Now I get why they say to look at your life in that manner. They are trying to spark people in being the architect of your own life. If money was no object and you had all the courage in the world what would you do? Just write that shit down. Seriously, write that shit down. What you might discover is that your current life looks nothing like you wished it did; but I’ll tell you the best thing my father ever said to me “you can wish in one hand and shit in the other and see which fills up faster.” And many of us spend a lot of time saying “I wish I could…..”.

Most of us hate asking those questions because we don’t want our worst fears confirmed, that we aren’t living the life we truly want. I think that’s what a “mid-life crisis” is that horrifying realization that we are half way through our lives and we’ve not done what we wanted to do, loved who we wanted to and been who WE wanted to be.  Being an architect of your own life means that you have to go back to your days of childish wonderment and just dream and why not? Dreams don’t just end because you wake up and find yourself as an adult. Nope they die day by day that we allow our obligations and expectations to kill them.

One thing I have learned in my older age is that what makes me happy doesn’t necessarily make others happy and that whatever I do, the person’s whose approval I should really seek is my own. Now I don’t live in a cave on a mountaintop all by myself (yet!) so I do consider other people in my equation and how my decisions affect them. I don’t think the request of being an architect of your own life means that you run off and join the circus and leave everyone and everything behind. Because to turn a dream into your reality does take effort and some measure of responsibility and it certainly requires ACTION, and that’s the part that gets most of us.

We get stuck on doing it exactly right and being perfect and usually those concepts are fixed in our heads only. What many people don’t understand is that what you might consider your 85% looks an awful lot like most people’s 100%. We have an idea and we have that only idea so if it doesn’t look like it did in our head then we think the whole idea is crap and scrap it all.

What if there was another picture a different look to that vision? Something that your mind couldn’t conceive because it was so attached to only one vision?  If you are the type of person who can come up with a million reasons why something won’t work instead of what might, well you have now found your blockage and IT’S YOU!  You’re probably saying to yourself, “Wellsie how do you know so much?” Because I’ve been my own motherfucking blockage. After several months of soul searching and learning and new experiences with some wonderful people (they know who they are) I’ve come to realize that I’ve been the main person standing in my way. I couldn’t see what could be because I spent too much time torturing myself for who I had been in the past. This is how that conversation would often go “you know you’ll eventually fuck it up, why bother. They will eventually leave you because you aren’t that great. Don’t go for that job you really want because they will discover you are a fraud.” Blah blah blah! UGH how exhausting!
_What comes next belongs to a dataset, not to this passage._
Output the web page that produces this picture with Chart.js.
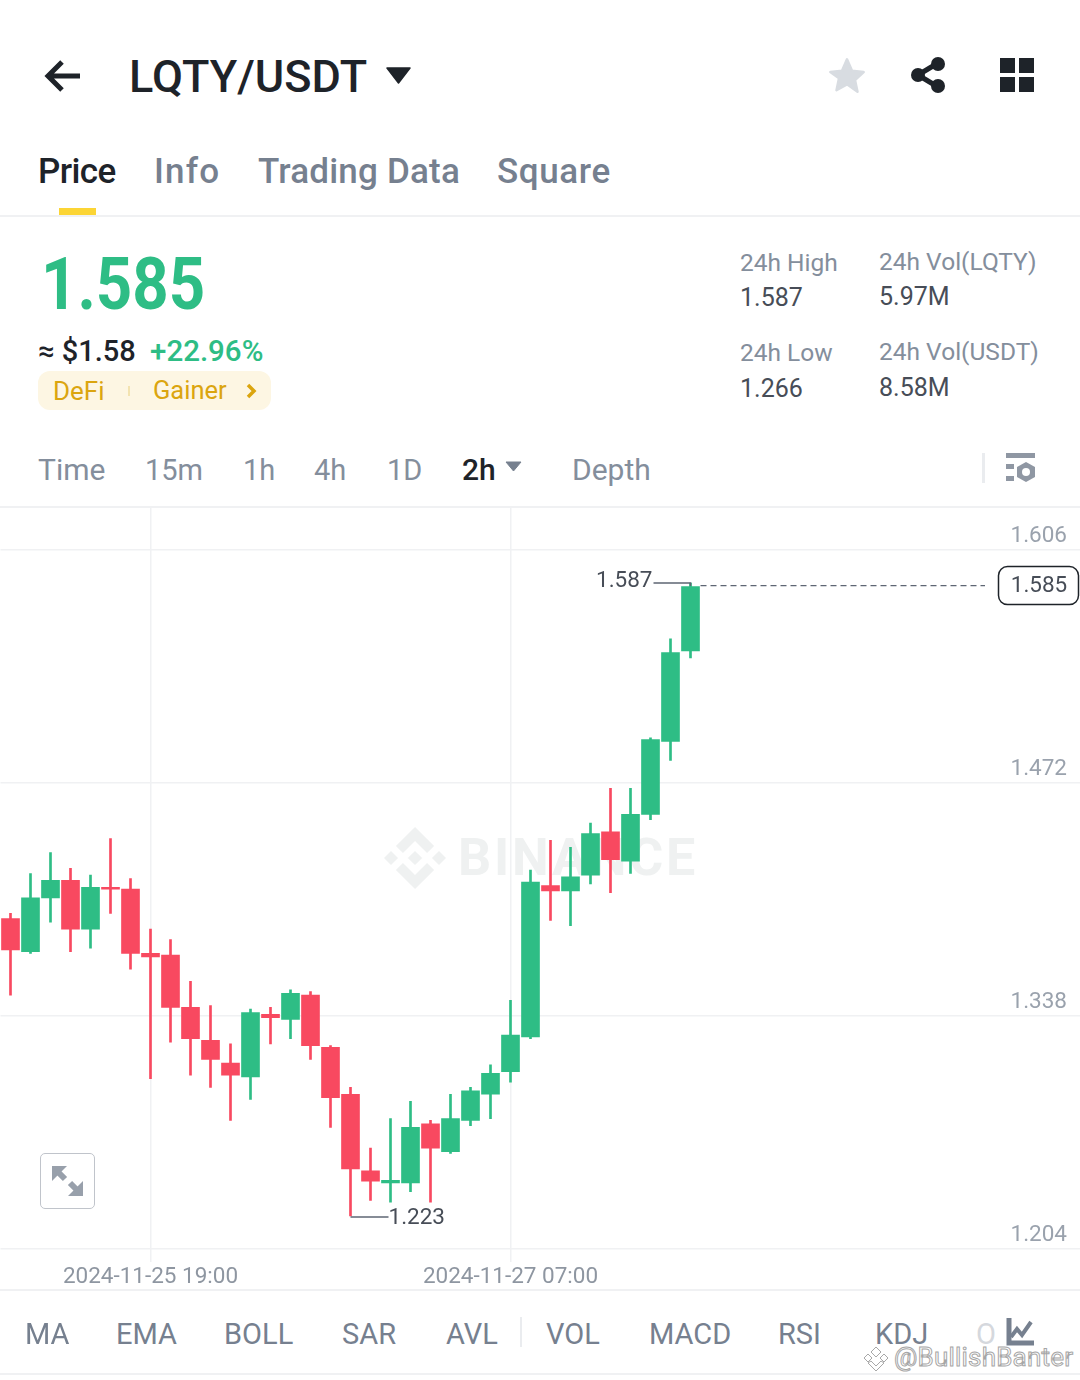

At the moment, I’m trying to manage the negative internal conversation because I need to find a new job to support my addiction to food and housing which is well established; but what!  Last year I had a job I loved but not the company culture, money, or support from management to grow; so I started looking around. Didn’t take long before a recruiter spotted me and got me on the hook for a new job. Now this job was sold to me as something completely different than what it turned out to be and although it paid better, it DID NOT make me any happier. I wasted a lot of energy managing my disappointment at what the reality of this new role was. After several months of internal and external battling, I’ve left and now am faced with the same question that has haunted me. However, the company is still trying to sell the job as something more than what it is and what they don’t see is that the person they need for the job won’t apply to the type of title they are advertising.

Now what I’ve learned about situations like these is that when someone tries to pretty up something it is either to make you or themselves feel better about the reality that you will all live with. Reality is something that all of us at times need to dress up and cover up to make it easier for us to deal with, but no matter what window dressing we put up the real deal is still behind the curtain.  You could put a real fancy frame around a crap car engine and you still won’t have much power to move that car forward.  So now I’ve got to sit down and be honest with myself and others about what I want.

Clearly I’m not just motivated by money or this last role would have done the trick, so what now?  I’ve learned that I need authenticity and transparency and respect and challenge to grow and love in my life to move forward; and that goes for my professional and personal life. It’s getting easier for me but I’ve still not perfected it.

All I know is that it is all in front of me and I am now the architect.